Le goût de la Démocratie

demo L’article 16 de la Déclaration dispose que « toute société dans laquelle la garantie des droits n’est pas assurée, ni la séparation des pouvoirs déterminée, n’a point de Constitution »

Cela veut dire que de tous temps et en toutes circonstances le citoyen doit conserver sa souveraineté intellectuelle et morale. C’est très étrange de devoir rappeler de telles évidences, qui ne constituent en aucun cas une absolution de la délinquance ou de l’émeute. Mais la crainte de l’émeute de la part des gouvernements, et celle de la délinquance de la part des citoyens entraînent pourtant à consentir, sans rime ni raison, la mise en place de dispositifs qui affectent et affecteront l’exercice de la liberté politique elle-même.

Personne d’autre que le citoyen libre n’a qualité pour juger de l’emploi qu’il fait de sa liberté, sauf à voir celle-ci disparaître. Ainsi la loi ne peut-elle permettre à l’État de restreindre abusivement la liberté d’aller et venir, de manifester, de faire connaître une opinion, de s’informer, et enfin de penser.

On n’aura de cesse de rappeler que la souveraineté, nationale ou populaire, ne vaut que parce que le peuple se prononçant est censé être composé de citoyens libres, la liberté venant ici se substituer comme principe à l’onction divine des rois.

Et que la crise sanitaire, qui est en réalité une crise découlant de la crise du capitalisme financier, montre, encore une fois, que nous considérons toujours la République comme l’horizon indépassable du bien. Nous sommes toujours dans le même état d’aveuglement. Et rappelons, encore une fois que la liberté ne nous est aucunement naturelle.

Simone Weil disait que « l’État est une chose froide qui ne peut pas être aimée ; mais il tue et abolit tout ce qui pourrait l’être ; ainsi on est forcé de l’aimer parce qu’il n’y a que lui. Tel est le supplice moral de nos contemporains »(1).

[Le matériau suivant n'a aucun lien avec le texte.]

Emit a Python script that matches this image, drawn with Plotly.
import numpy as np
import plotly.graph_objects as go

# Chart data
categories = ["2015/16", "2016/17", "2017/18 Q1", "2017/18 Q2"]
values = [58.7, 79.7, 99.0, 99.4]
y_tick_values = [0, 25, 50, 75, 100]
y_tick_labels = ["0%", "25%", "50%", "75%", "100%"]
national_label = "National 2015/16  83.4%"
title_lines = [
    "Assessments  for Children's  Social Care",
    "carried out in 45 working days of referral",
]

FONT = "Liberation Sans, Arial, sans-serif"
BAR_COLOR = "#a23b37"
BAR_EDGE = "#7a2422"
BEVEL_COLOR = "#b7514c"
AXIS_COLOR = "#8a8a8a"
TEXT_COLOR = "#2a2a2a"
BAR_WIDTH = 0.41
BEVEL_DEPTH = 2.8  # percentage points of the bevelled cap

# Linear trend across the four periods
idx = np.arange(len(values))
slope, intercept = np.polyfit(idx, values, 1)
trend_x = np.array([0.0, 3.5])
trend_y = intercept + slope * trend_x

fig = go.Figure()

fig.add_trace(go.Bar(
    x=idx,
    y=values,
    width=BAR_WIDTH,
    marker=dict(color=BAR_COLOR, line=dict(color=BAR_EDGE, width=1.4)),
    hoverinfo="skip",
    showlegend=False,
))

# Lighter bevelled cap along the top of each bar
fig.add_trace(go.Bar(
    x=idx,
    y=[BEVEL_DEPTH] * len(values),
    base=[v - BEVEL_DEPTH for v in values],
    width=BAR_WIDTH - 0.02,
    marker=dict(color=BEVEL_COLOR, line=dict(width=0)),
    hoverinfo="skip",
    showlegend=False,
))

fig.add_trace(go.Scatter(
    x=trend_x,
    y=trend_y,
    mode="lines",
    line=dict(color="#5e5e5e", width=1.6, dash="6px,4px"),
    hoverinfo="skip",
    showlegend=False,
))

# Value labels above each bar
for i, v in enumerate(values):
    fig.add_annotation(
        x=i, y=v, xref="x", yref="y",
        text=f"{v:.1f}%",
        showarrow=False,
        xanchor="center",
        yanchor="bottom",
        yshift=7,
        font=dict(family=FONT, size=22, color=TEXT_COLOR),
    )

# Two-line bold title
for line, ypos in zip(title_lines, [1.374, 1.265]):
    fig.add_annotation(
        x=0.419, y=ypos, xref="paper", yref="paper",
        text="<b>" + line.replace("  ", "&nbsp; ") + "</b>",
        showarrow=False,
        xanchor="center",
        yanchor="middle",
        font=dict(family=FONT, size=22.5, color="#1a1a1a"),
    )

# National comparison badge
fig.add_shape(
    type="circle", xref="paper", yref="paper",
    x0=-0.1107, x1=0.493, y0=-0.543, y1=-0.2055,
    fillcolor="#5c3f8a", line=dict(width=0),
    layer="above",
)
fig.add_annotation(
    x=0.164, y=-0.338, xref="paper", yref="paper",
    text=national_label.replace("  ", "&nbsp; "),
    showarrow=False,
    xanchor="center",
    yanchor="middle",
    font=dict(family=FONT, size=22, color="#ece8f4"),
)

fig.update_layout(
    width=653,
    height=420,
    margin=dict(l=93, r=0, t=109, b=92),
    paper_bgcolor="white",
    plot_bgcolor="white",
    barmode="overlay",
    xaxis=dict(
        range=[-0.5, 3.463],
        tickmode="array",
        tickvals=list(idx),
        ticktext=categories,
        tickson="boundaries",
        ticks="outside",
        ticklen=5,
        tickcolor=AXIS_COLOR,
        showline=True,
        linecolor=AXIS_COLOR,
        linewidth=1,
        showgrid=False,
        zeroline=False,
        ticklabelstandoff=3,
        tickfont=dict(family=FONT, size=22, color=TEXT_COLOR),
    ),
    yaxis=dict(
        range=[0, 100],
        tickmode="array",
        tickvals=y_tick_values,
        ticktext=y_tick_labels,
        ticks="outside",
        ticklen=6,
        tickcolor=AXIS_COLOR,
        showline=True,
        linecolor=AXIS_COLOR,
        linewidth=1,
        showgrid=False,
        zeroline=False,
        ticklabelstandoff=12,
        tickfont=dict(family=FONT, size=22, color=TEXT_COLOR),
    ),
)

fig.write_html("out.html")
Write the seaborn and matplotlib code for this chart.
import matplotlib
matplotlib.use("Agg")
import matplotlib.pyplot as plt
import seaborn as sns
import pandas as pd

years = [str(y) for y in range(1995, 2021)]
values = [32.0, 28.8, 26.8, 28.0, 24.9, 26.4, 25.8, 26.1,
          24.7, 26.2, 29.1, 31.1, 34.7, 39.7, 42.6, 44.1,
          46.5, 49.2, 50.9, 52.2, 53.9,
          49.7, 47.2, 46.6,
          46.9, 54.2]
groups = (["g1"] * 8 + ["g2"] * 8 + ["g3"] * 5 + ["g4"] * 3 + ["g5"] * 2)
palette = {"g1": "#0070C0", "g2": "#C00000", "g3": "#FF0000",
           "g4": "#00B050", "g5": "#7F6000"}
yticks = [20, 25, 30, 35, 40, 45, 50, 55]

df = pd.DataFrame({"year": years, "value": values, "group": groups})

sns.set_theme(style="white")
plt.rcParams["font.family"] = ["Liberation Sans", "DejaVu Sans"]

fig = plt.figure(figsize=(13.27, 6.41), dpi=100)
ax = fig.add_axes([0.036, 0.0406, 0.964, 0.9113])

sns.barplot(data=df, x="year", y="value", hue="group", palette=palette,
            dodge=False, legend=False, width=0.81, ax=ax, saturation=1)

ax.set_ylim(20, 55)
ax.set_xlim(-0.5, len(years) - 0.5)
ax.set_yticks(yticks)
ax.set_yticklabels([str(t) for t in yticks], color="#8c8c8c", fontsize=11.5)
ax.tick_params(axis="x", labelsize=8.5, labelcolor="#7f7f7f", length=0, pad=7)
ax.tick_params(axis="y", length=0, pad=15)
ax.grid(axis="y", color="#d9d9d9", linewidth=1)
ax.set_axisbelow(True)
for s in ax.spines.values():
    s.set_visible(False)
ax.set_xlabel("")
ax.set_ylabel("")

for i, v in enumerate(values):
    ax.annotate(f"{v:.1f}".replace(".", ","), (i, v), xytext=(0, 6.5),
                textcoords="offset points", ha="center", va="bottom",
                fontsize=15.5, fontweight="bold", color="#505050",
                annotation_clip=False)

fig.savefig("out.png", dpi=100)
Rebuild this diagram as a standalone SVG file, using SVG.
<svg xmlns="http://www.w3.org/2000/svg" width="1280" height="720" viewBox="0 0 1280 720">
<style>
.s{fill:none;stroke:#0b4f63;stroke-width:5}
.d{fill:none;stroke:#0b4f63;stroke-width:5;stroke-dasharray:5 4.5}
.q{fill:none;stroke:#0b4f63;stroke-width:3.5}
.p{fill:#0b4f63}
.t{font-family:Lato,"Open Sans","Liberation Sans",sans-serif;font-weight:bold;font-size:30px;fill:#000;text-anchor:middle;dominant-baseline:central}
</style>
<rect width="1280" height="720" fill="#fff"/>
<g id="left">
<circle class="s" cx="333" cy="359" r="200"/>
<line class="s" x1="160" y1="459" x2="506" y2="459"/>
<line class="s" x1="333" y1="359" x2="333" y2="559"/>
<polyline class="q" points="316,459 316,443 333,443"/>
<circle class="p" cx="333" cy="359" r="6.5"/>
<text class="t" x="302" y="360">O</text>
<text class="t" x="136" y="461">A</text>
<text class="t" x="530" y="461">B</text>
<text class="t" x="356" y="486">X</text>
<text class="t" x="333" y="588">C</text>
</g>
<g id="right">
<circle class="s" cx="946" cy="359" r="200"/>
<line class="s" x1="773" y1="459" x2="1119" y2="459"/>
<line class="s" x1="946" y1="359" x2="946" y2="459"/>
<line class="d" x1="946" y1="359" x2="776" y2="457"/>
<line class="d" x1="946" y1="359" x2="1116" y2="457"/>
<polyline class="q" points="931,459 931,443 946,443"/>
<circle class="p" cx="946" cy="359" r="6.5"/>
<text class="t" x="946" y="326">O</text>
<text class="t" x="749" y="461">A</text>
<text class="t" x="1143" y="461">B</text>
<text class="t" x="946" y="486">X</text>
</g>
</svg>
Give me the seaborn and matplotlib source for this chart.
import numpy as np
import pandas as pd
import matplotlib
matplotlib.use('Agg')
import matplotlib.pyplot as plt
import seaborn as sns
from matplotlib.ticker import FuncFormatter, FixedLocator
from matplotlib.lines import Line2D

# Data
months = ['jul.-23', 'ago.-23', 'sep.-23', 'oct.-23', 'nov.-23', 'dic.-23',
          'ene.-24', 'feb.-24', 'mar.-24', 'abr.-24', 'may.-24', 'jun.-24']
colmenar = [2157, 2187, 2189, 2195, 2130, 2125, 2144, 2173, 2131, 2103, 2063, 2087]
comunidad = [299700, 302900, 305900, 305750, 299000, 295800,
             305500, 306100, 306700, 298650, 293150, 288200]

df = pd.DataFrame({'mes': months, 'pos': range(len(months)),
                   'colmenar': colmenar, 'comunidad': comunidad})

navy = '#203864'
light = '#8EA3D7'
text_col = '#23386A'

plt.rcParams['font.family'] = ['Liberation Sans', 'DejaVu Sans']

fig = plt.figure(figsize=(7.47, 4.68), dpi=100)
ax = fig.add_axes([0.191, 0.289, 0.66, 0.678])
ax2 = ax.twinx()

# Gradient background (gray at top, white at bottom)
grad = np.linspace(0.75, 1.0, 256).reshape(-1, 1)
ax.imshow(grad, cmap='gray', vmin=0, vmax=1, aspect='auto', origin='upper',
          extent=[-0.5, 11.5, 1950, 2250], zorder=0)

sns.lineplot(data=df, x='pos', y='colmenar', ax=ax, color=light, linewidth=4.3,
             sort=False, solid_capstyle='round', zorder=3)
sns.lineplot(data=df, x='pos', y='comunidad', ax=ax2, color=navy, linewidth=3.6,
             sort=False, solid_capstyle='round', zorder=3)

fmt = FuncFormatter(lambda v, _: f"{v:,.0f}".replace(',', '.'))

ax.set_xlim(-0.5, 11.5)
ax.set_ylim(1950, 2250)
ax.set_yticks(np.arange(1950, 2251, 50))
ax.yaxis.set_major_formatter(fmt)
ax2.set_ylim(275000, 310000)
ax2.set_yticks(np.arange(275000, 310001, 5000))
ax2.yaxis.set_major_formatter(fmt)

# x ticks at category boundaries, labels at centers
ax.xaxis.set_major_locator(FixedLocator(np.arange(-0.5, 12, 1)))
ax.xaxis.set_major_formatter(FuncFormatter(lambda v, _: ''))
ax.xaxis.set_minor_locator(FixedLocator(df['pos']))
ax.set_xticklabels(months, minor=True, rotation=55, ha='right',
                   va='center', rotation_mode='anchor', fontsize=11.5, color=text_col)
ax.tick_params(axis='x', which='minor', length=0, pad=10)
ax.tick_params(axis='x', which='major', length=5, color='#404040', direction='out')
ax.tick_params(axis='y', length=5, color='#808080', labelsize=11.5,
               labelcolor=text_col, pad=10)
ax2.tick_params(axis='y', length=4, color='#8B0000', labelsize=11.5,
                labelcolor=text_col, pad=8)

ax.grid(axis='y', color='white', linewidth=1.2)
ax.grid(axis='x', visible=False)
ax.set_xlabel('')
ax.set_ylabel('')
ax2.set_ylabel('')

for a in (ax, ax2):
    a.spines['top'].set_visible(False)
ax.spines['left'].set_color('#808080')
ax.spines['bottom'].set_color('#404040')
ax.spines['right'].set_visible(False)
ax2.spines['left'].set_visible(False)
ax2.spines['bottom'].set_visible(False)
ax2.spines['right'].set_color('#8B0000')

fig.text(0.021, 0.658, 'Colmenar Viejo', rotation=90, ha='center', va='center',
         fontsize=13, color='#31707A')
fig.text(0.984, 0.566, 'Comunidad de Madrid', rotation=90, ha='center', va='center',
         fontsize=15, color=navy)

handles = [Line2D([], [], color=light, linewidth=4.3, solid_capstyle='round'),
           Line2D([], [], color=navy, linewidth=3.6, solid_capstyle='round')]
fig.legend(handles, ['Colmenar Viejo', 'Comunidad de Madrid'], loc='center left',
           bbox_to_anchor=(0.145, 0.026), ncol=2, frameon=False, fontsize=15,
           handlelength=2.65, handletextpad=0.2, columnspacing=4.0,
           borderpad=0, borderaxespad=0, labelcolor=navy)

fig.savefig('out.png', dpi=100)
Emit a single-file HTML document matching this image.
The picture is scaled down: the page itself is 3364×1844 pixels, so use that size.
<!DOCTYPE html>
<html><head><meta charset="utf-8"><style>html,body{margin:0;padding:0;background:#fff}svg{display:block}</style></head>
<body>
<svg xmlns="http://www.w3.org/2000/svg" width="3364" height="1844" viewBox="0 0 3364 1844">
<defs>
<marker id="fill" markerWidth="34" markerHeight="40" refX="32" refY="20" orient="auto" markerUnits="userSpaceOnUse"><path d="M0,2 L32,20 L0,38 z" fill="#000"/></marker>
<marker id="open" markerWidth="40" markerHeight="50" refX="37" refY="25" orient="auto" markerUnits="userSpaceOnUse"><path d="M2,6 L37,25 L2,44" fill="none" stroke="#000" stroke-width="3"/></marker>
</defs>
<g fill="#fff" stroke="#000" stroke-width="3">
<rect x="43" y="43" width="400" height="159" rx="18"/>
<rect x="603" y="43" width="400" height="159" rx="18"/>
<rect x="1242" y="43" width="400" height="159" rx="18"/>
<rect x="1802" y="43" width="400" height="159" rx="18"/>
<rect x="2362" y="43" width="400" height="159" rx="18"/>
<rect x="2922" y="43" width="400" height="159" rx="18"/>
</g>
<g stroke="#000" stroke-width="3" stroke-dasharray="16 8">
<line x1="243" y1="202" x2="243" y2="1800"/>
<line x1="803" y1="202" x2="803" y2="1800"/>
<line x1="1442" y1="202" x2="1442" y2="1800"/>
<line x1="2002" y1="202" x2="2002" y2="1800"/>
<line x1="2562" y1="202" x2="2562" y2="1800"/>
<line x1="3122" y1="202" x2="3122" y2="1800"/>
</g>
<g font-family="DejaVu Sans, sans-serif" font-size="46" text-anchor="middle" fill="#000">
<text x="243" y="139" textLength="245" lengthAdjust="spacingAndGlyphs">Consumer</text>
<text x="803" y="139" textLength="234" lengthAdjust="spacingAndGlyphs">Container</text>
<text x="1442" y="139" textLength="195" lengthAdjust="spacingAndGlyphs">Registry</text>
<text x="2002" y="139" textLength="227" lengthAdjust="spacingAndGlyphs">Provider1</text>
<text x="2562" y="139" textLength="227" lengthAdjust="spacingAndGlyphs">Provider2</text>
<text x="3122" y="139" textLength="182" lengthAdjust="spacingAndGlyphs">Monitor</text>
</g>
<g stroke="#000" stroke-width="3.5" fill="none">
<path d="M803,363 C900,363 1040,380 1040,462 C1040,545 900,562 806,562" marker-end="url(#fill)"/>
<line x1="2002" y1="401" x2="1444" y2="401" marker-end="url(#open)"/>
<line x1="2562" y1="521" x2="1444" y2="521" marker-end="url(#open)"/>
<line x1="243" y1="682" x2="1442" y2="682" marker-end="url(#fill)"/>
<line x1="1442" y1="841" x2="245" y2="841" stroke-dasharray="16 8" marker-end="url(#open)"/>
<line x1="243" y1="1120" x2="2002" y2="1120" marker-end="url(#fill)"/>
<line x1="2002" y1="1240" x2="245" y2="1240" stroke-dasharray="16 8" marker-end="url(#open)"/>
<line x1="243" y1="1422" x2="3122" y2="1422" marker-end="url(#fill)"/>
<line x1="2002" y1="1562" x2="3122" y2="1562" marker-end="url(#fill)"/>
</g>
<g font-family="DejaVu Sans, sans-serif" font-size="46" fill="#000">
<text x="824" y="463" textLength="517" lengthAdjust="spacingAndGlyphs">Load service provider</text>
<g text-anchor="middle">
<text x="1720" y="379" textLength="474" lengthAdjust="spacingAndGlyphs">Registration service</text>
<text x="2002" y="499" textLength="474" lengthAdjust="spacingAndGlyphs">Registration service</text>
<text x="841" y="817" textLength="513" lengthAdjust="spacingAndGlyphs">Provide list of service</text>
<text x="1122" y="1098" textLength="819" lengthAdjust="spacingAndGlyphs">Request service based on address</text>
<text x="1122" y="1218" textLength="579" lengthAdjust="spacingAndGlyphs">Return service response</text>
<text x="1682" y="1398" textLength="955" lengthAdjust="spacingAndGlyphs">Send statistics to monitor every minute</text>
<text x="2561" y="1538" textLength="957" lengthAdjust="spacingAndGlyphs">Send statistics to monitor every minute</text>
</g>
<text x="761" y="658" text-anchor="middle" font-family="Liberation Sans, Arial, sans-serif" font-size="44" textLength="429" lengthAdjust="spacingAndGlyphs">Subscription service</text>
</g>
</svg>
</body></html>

Or, aujourd’hui la pandémie a permis l’instauration du règne de la société numérique (Stiegler, disparu en août dernier, parlait de société automatique), et de l’avilissement de l’homme dans un nouvel esclavage. Et une fois encore, souvenons-nous des paroles de la grande philosophe Simone Weil à ce sujet : « Lesclavage avilit l’homme jusqu’à s’en faire aimer. La vérité, c’est que la liberté n’est précieuse qu’aux yeux de ceux qui la possèdent effectivement ».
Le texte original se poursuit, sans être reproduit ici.